The Intent to be Bound

A requirement for any valid offer is the offeror’s serious intent to be bound by its terms. Courts determine this intent not by what the person was secretly thinking, but by their outward actions and words. This is known as the objective theory of contracts, where a proposal is legally an offer if a reasonable person would believe the offeror intended to enter a binding agreement.

This principle distinguishes genuine offers from other communications. For example, advertisements, catalogs, and brochures are generally viewed as invitations to negotiate rather than offers. They are designed to solicit offers from the public, not to be bound to every person who sees them. Similarly, statements made in jest or during social conversations lack the serious contractual intent needed to form a legally enforceable offer, as a reasonable person would not perceive them as a true commitment.
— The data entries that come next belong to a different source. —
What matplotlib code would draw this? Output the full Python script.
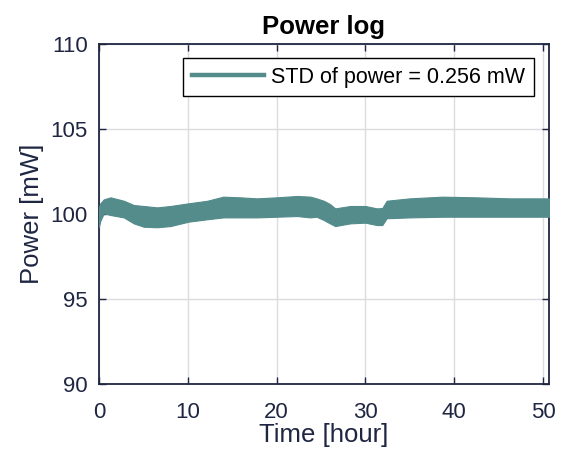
import matplotlib
matplotlib.use("Agg")
import matplotlib.pyplot as plt
from matplotlib.lines import Line2D

# Envelope of the (dense, noisy) power trace
time_h = [0.0, 0.15, 0.54, 1.29, 2.79, 3.91, 5.04, 6.55, 8.04, 10.1, 12.2, 14.0,
          15.9, 17.8, 20.0, 22.3, 23.8, 24.5, 25.3, 26.0, 26.6, 28.3, 30.0, 31.3,
          31.9, 32.4, 35.0, 38.7, 42.5, 46.3, 50.68]
power_top = [100.40, 100.63, 100.86, 100.98, 100.78, 100.53, 100.47, 100.39, 100.47,
             100.63, 100.78, 101.02, 100.98, 100.92, 100.98, 101.06, 101.02, 100.92,
             100.78, 100.59, 100.33, 100.47, 100.47, 100.33, 100.35, 100.78, 100.92,
             101.02, 100.98, 100.92, 100.92]
power_bot = [99.25, 99.60, 100.04, 99.94, 99.80, 99.45, 99.25, 99.22, 99.29,
             99.55, 99.69, 99.80, 99.80, 99.80, 99.84, 99.88, 99.80, 99.84,
             99.65, 99.45, 99.29, 99.45, 99.49, 99.35, 99.35, 99.75, 99.80,
             99.84, 99.84, 99.84, 99.84]
legend_label = "STD of power = 0.256 mW"
x_ticks = [0, 10, 20, 30, 40, 50]
y_ticks = [90, 95, 100, 105, 110]

teal = "#548b8b"
navy = "#1f2642"

plt.rcParams['font.family'] = ['Liberation Sans', 'DejaVu Sans']

fig = plt.figure(figsize=(5.63, 4.53), dpi=100)
ax = fig.add_axes([99/563, 69/453, 450/563, 340/453])

ax.fill_between(time_h, power_bot, power_top, color=teal, linewidth=0.8,
                edgecolor=teal, zorder=3)

ax.set_xlim(0, 50.68)
ax.set_ylim(90, 110)
ax.set_xticks(x_ticks)
ax.set_yticks(y_ticks)
ax.grid(True, color="#dcdce0", linewidth=1.0, zorder=0)
ax.set_axisbelow(True)

for s in ax.spines.values():
    s.set_color(navy)
    s.set_linewidth(1.3)
ax.tick_params(direction='in', top=True, right=True, length=5, width=1.0,
               colors=navy, labelsize=16)
ax.tick_params(axis='x', pad=13)
ax.tick_params(axis='y', pad=8)

ax.set_xlabel("Time [hour]", fontsize=18.5, color=navy, labelpad=0)
ax.set_ylabel("Power [mW]", fontsize=18.5, color=navy, labelpad=5)
ax.set_title("Power log", fontsize=18.5, fontweight='bold', color='black', pad=7)

handle = Line2D([0], [0], color=teal, linewidth=3.2)
leg = ax.legend([handle], [legend_label], loc='upper right',
                bbox_to_anchor=(0.9667, 0.9588), borderaxespad=0,
                fontsize=15.5, frameon=True, fancybox=False, framealpha=1,
                edgecolor='black', handlelength=3.35, handletextpad=0.35,
                borderpad=0.4)
leg.get_frame().set_linewidth(1.0)
for t in leg.get_texts():
    t.set_color('black')

fig.savefig("out.png", dpi=100, facecolor='white')
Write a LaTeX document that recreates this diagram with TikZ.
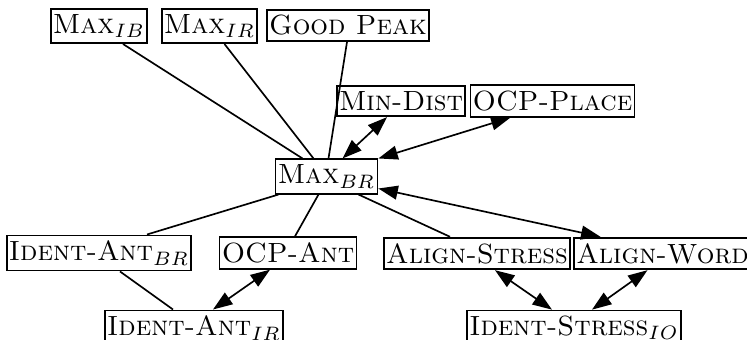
\documentclass[tikz,border=0pt]{standalone}
\usetikzlibrary{arrows.meta,calc}
\begin{document}
\begin{tikzpicture}[x=0.36pt,y=-0.36pt,
  con/.style={draw,rectangle,line width=0.65pt,inner xsep=0.8pt,inner ysep=2pt,font=\normalsize},
  link/.style={line width=0.6pt},
  both/.style={line width=0.6pt,{Triangle[length=7pt,width=5pt]}-{Triangle[length=7pt,width=5pt]}}]
\useasboundingbox (0,0) rectangle (747,340);

% constraints
\node[con] (maxib)    at (99,26)    {\textsc{Max}$_{IB}$};
\node[con] (maxir)    at (209.5,26) {\textsc{Max}$_{IR}$};
\node[con] (goodpeak) at (348,25.5) {\textsc{Good Peak}};
\node[con] (mindist)  at (401,101)  {\textsc{Min-Dist}};
\node[con] (ocpplace) at (552.5,101) {\textsc{OCP-Place}};
\node[con] (maxbr)    at (326.5,176.5) {\textsc{Max}$_{BR}$};
\node[con] (identbr)  at (99,253)   {\textsc{Ident-Ant}$_{BR}$};
\node[con] (ocpant)   at (288,253)  {\textsc{OCP-Ant}};
\node[con] (alstress) at (477,253.5) {\textsc{Align-Stress}};
\node[con] (alword)   at (662.5,253.5) {\textsc{Align-Word}};
\node[con] (identir)  at (194,328)  {\textsc{Ident-Ant}$_{IR}$};
\node[con] (identio)  at (574,328)  {\textsc{Ident-Stress}$_{IO}$};

% plain links
\draw[link] ($(maxib.south)+(24,0)$) -- ($(maxbr.north)+(-24,0)$);
\draw[link] ($(maxir.south)+(15,0)$) -- ($(maxbr.north)+(-13,0)$);
\draw[link] ($(goodpeak.south)+(-1,0)$) -- ($(maxbr.north)+(2,0)$);
\draw[link] ($(maxbr.south)+(-48,0)$) -- ($(identbr.north)+(48,0)$);
\draw[link] ($(maxbr.south)+(-8,0)$) -- ($(ocpant.north)+(7,0)$);
\draw[link] ($(maxbr.south)+(32,0)$) -- ($(alstress.north)+(-27,0)$);
\draw[link] ($(identbr.south)+(21,0)$) -- ($(identir.north)+(-21,0)$);

% two-way links
\draw[both] ($(mindist.south)+(-14,0)$) -- ($(maxbr.north)+(16,0)$);
\draw[both] ($(ocpplace.south)+(-42,0)$) -- (maxbr.north east);
\draw[both] ($(maxbr.east)+(0,12)$) -- ($(alword.north)+(-62,0)$);
\draw[both] ($(ocpant.south)+(-18,0)$) -- ($(identir.north)+(19,0)$);
\draw[both] ($(alstress.south)+(18,0)$) -- ($(identio.north)+(-22,0)$);
\draw[both] ($(alword.south)+(-15,0)$) -- ($(identio.north)+(18,0)$);
\end{tikzpicture}
\end{document}
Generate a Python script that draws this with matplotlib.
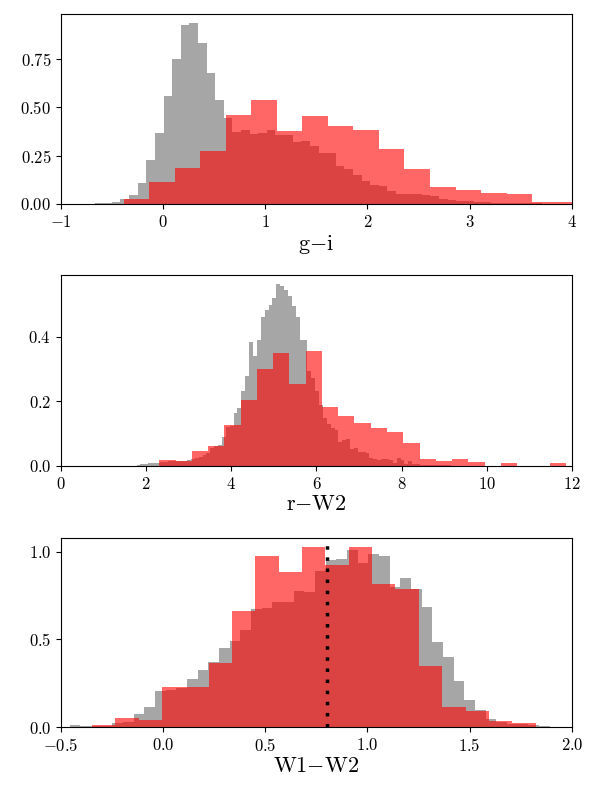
import numpy as np
import matplotlib
matplotlib.use("Agg")
import matplotlib.pyplot as plt
from matplotlib.ticker import MultipleLocator

# panel 1: g-i
gi_gray_start, gi_gray_width = -0.671, 0.0843
gi_gray = [0.004, 0.004, 0.012, 0.024, 0.045, 0.109, 0.226, 0.366, 0.557, 0.747,
           0.924, 0.934, 0.833, 0.674, 0.536, 0.446, 0.373, 0.382, 0.361, 0.366,
           0.382, 0.358, 0.358, 0.321, 0.325, 0.300, 0.264, 0.264, 0.196, 0.179,
           0.149, 0.118, 0.097, 0.092, 0.069, 0.050, 0.050, 0.054, 0.047, 0.043,
           0.028, 0.021, 0.017, 0.014, 0.009, 0.008, 0.007, 0.006, 0.005, 0.004,
           0.003, 0.003, 0.002, 0.002, 0.002, 0.001]
gi_red_start, gi_red_width = -0.388, 0.25
gi_red = [0.028, 0.113, 0.188, 0.273, 0.458, 0.538, 0.375, 0.455, 0.401, 0.380,
          0.285, 0.182, 0.087, 0.071, 0.056, 0.050, 0.010, 0.010]

# panel 2: r-W2
rw_gray_start, rw_gray_width = 1.774, 0.0912
rw_gray = [0.004, 0.005, 0.006, 0.008, 0.009, 0.010,
           0.012, 0.013, 0.014, 0.015, 0.015, 0.016, 0.017, 0.018,
           0.023, 0.026, 0.028, 0.033, 0.040, 0.057, 0.062, 0.065,
           0.0885, 0.120, 0.125, 0.164, 0.179, 0.231, 0.278,
           0.385, 0.341, 0.390, 0.460, 0.483, 0.499, 0.521, 0.5625, 0.557, 0.544,
           0.526, 0.494, 0.460, 0.390, 0.390,
           0.294, 0.273, 0.231, 0.190, 0.148, 0.130, 0.117, 0.111, 0.075, 0.080,
           0.085, 0.052, 0.057, 0.044, 0.042, 0.041, 0.026, 0.021, 0.020, 0.022,
           0.023, 0.018, 0.009, 0.026,
           0.018, 0.007, 0.015, 0.005, 0.005, 0.004, 0.004, 0.003, 0.003, 0.003,
           0.002, 0.002, 0.002]
rw_red_start, rw_red_width = 2.31, 0.382
rw_red = [0.020, 0.016, 0.047, 0.0625, 0.128, 0.205, 0.299, 0.349, 0.254, 0.357,
          0.182, 0.155, 0.132, 0.117, 0.106, 0.070, 0.021, 0.016, 0.021, 0.011,
          0.0, 0.008, 0.0, 0.0, 0.008]

# panel 3: W1-W2
ww_gray_start, ww_gray_width = -0.510, 0.0522
ww_gray = [0.002, 0.0095, 0.004, 0.006, 0.008, 0.021, 0.027, 0.074, 0.112, 0.208,
           0.210, 0.220, 0.272, 0.326, 0.373, 0.453, 0.491, 0.554, 0.674, 0.678,
           0.716, 0.716, 0.777, 0.773, 0.891, 0.952, 0.958, 1.010, 0.933, 0.987,
           0.977, 0.800, 0.848, 0.790, 0.686, 0.486, 0.400, 0.263, 0.156, 0.095,
           0.048, 0.029, 0.019, 0.015, 0.0095, 0.006, 0.002]
ww_red_start, ww_red_width = -0.349, 0.1143
ww_red = [0.0095, 0.051, 0.038, 0.230, 0.230, 0.364, 0.663, 0.975, 0.882, 1.027,
          0.924, 1.027, 0.817, 0.790, 0.347, 0.112, 0.090, 0.036, 0.021]
ww_cut = 0.8

labels = ["g$-$i", "r$-$W2", "W1$-$W2"]
limits = [(-1, 4), (0, 12), (-0.5, 2.0)]
ysteps = [0.25, 0.2, 0.5]


def draw(ax, start, width, heights, **kw):
    """histogram from bin start, width and heights"""
    edges = start + width * np.arange(len(heights) + 1)
    ax.hist(edges[:-1], bins=edges, weights=heights, **kw)


def main():
    plt.rcParams['font.family'] = 'serif'
    plt.rcParams['font.serif'] = ['cmr10']
    plt.rcParams['mathtext.fontset'] = 'cm'
    plt.rcParams['axes.formatter.use_mathtext'] = True
    plt.rcParams['axes.unicode_minus'] = True

    fig = plt.figure(figsize=(6, 8), dpi=100)
    boxes = [(0.745, 0.9825), (0.4175, 0.656), (0.09125, 0.3275)]
    data = [
        (gi_gray_start, gi_gray_width, gi_gray, gi_red_start, gi_red_width, gi_red),
        (rw_gray_start, rw_gray_width, rw_gray, rw_red_start, rw_red_width, rw_red),
        (ww_gray_start, ww_gray_width, ww_gray, ww_red_start, ww_red_width, ww_red),
    ]

    for i, (bot, top) in enumerate(boxes):
        ax = fig.add_axes([0.1017, bot, 0.953 - 0.1017, top - bot])
        gs, gw, gh, rs, rw, rh = data[i]
        draw(ax, gs, gw, gh, color='gray', alpha=0.7)
        draw(ax, rs, rw, rh, color='red', alpha=0.6)
        ax.set_xlim(limits[i])
        ax.yaxis.set_major_locator(MultipleLocator(ysteps[i]))
        ax.set_xlabel(labels[i], fontsize=16, labelpad=2)
        ax.tick_params(labelsize=12)
        if i == 2:
            ax.axvline(ww_cut, color='black', linestyle=(0, (1, 2.2)), linewidth=2.5)

    fig.savefig("out.png", dpi=100)


if __name__ == "__main__":
    main()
Essential Terms for a Definite Offer

For an offer to be considered definite and certain under common law, it must contain several essential terms. Without these core components, a court cannot understand the agreement or provide a remedy if one party fails to perform. The absence of these terms often leads a court to conclude that no valid offer was ever made, meaning no contract could have been formed. The required terms include:

  • The parties: The offer must clearly name or describe the offeror (the person making the offer) and the offeree (the person to whom the offer is made). This ensures there is no confusion about who is involved in the potential agreement. A proposal that is not directed at a specific person or identifiable group is usually not a valid offer.
  • The subject matter: The agreement must be described with reasonable certainty. Whether the contract involves performing a service, like repairing a roof, or selling an intangible asset, the offer must specify what is being exchanged. A vague description, such as an offer to perform “some landscaping work,” would likely fail for indefiniteness.
  • The price: The offer must state the amount to be paid for the goods or services. An offer that leaves the price open for future negotiation or uses ambiguous terms like a “reasonable” or “fair” price is generally not considered a valid offer under common law.
  • The quantity: The offer must specify the quantity. This could be the number of items being sold or the extent of the services to be rendered. For employment contracts, this often includes the duration of the employment. This term is necessary for a court to calculate damages in the event of a breach.

Communication of the Offer

A valid offer must be communicated to the offeree. An offer has no legal effect until the offeree has knowledge of it, because a person cannot accept a proposal they do not know exists. The communication can be made through various means, including orally, in writing, or even through conduct, as long as it effectively informs the offeree of the proposal. This requirement is based on the principle of mutual assent, or a “meeting of the minds,” as an offeree cannot genuinely assent to terms they are unaware of.

How Common Law Differs from the UCC

It is important to understand how common law contract rules differ from those under the Uniform Commercial Code (UCC). Common law applies to contracts for services, real estate, and employment, while the UCC governs the sale of goods. The UCC was designed to facilitate commercial transactions and is therefore more flexible than the common law regarding offer terms.

Under common law, an offer must contain all essential terms to be valid. The UCC, however, is more lenient. For a contract involving the sale of goods, an offer may be valid even if it omits certain terms, such as the price. The UCC can “fill in the gaps” with reasonable terms if the parties clearly intended to make a contract. The only term the UCC absolutely requires is quantity.